You'll notice that these three points are perfectly spaced out around the circle, exactly $120^{\circ}$ apart from each other, like the points of a triangle inside the circle!

Alternative answer

Answer: The cube roots are:
$w_0 = 2 \operatorname{cis} 5^{\circ}$
$w_1 = 2 \operatorname{cis} 125^{\circ}$
$w_2 = 2 \operatorname{cis} 245^{\circ}$

To sketch them, you'd draw a circle with a radius of 2 centered at the origin on the complex plane. Then, you'd mark points at angles of $5^{\circ}$, $125^{\circ}$, and $245^{\circ}$ from the positive real axis, all lying on that circle. Explain
This is a question about finding roots of complex numbers when they're written in polar form (like $r \operatorname{cis} \theta$). The solving step is:

1. **Understand the problem:** We need to find the "cube roots" of the complex number $8 \operatorname{cis} 15^{\circ}$. "Cube roots" means we're looking for three different answers ($n=3$).
2. **Find the modulus (the "r" part):** For roots, the new modulus is the cube root of the original modulus.
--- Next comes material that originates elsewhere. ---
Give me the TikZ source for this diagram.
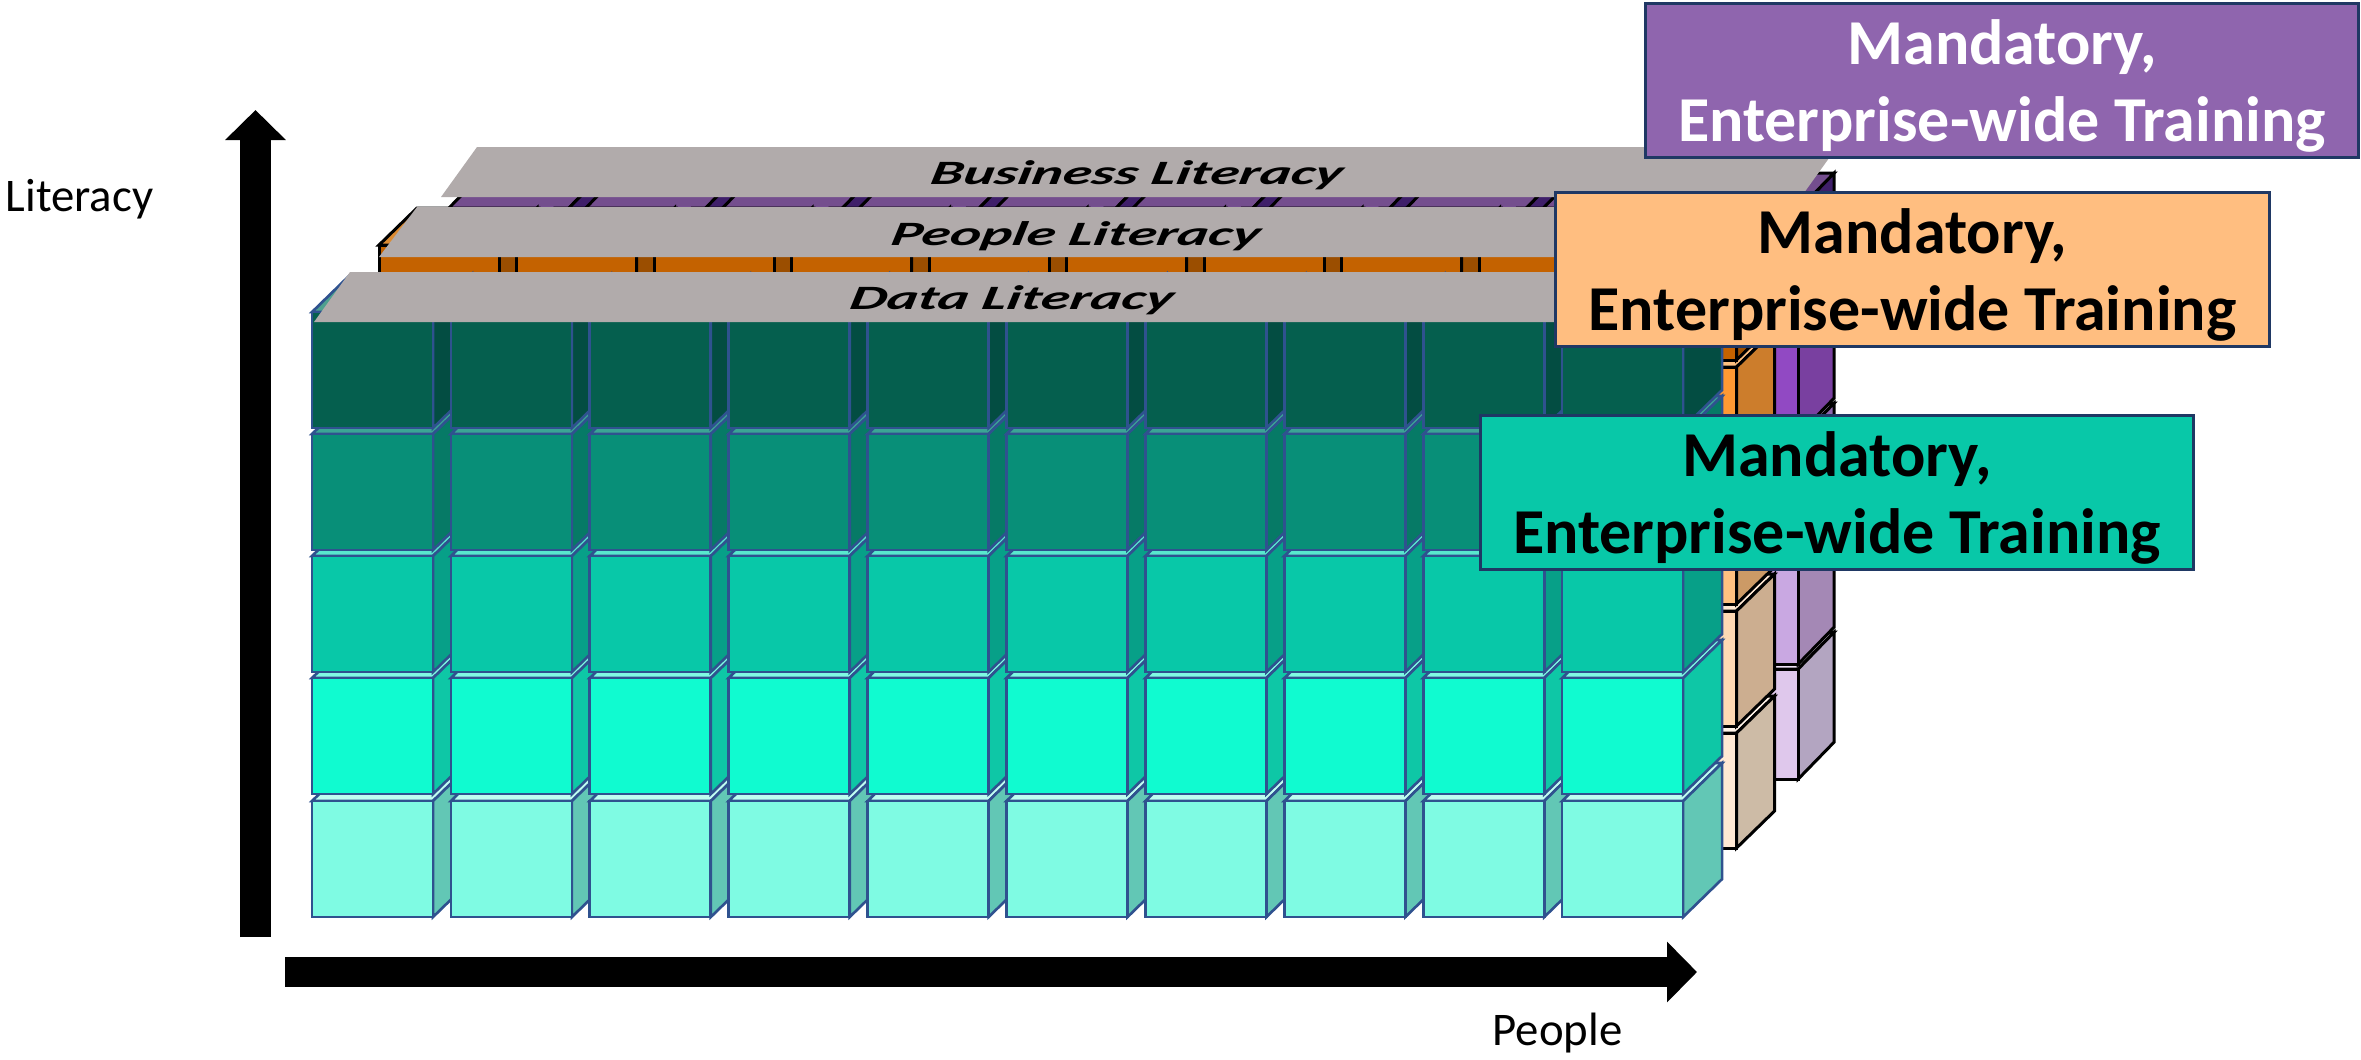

The original modulus is 8, so $\sqrt[3]{8} = 2$. All our answers will be 2 units away from the center!
3. **Find the arguments (the "angle" part):** This is the fun part! We start with the original angle, which is $15^{\circ}$.
* For the first root ($k=0$): We divide the original angle by 3. So, $15^{\circ} \div 3 = 5^{\circ}$. Our first root is $2 \operatorname{cis} 5^{\circ}$.
* For the other roots, we add multiples of $360^{\circ}$ before dividing. Since we're finding cube roots, the roots are always spread out equally. There are 3 roots, so they'll be $360^{\circ} \div 3 = 120^{\circ}$ apart.
* For the second root ($k=1$): We take the first angle and add $120^{\circ}$. So, $5^{\circ} + 120^{\circ} = 125^{\circ}$. Our second root is $2 \operatorname{cis} 125^{\circ}$.
* For the third root ($k=2$): We take the second angle and add another $120^{\circ}$. So, $125^{\circ} + 120^{\circ} = 245^{\circ}$. Our third root is $2 \operatorname{cis} 245^{\circ}$.
4. **Sketching on the complex plane:** Imagine a graph paper!
* First, draw a circle centered at the middle (the origin) with a radius of 2 units (because our modulus is 2).
* Then, starting from the positive horizontal line (the real axis), draw lines from the center that make angles of $5^{\circ}$, $125^{\circ}$, and $245^{\circ}$.
* Where these lines cross your circle, that's where you put your points! These three points are your cube roots, perfectly spaced out on the circle.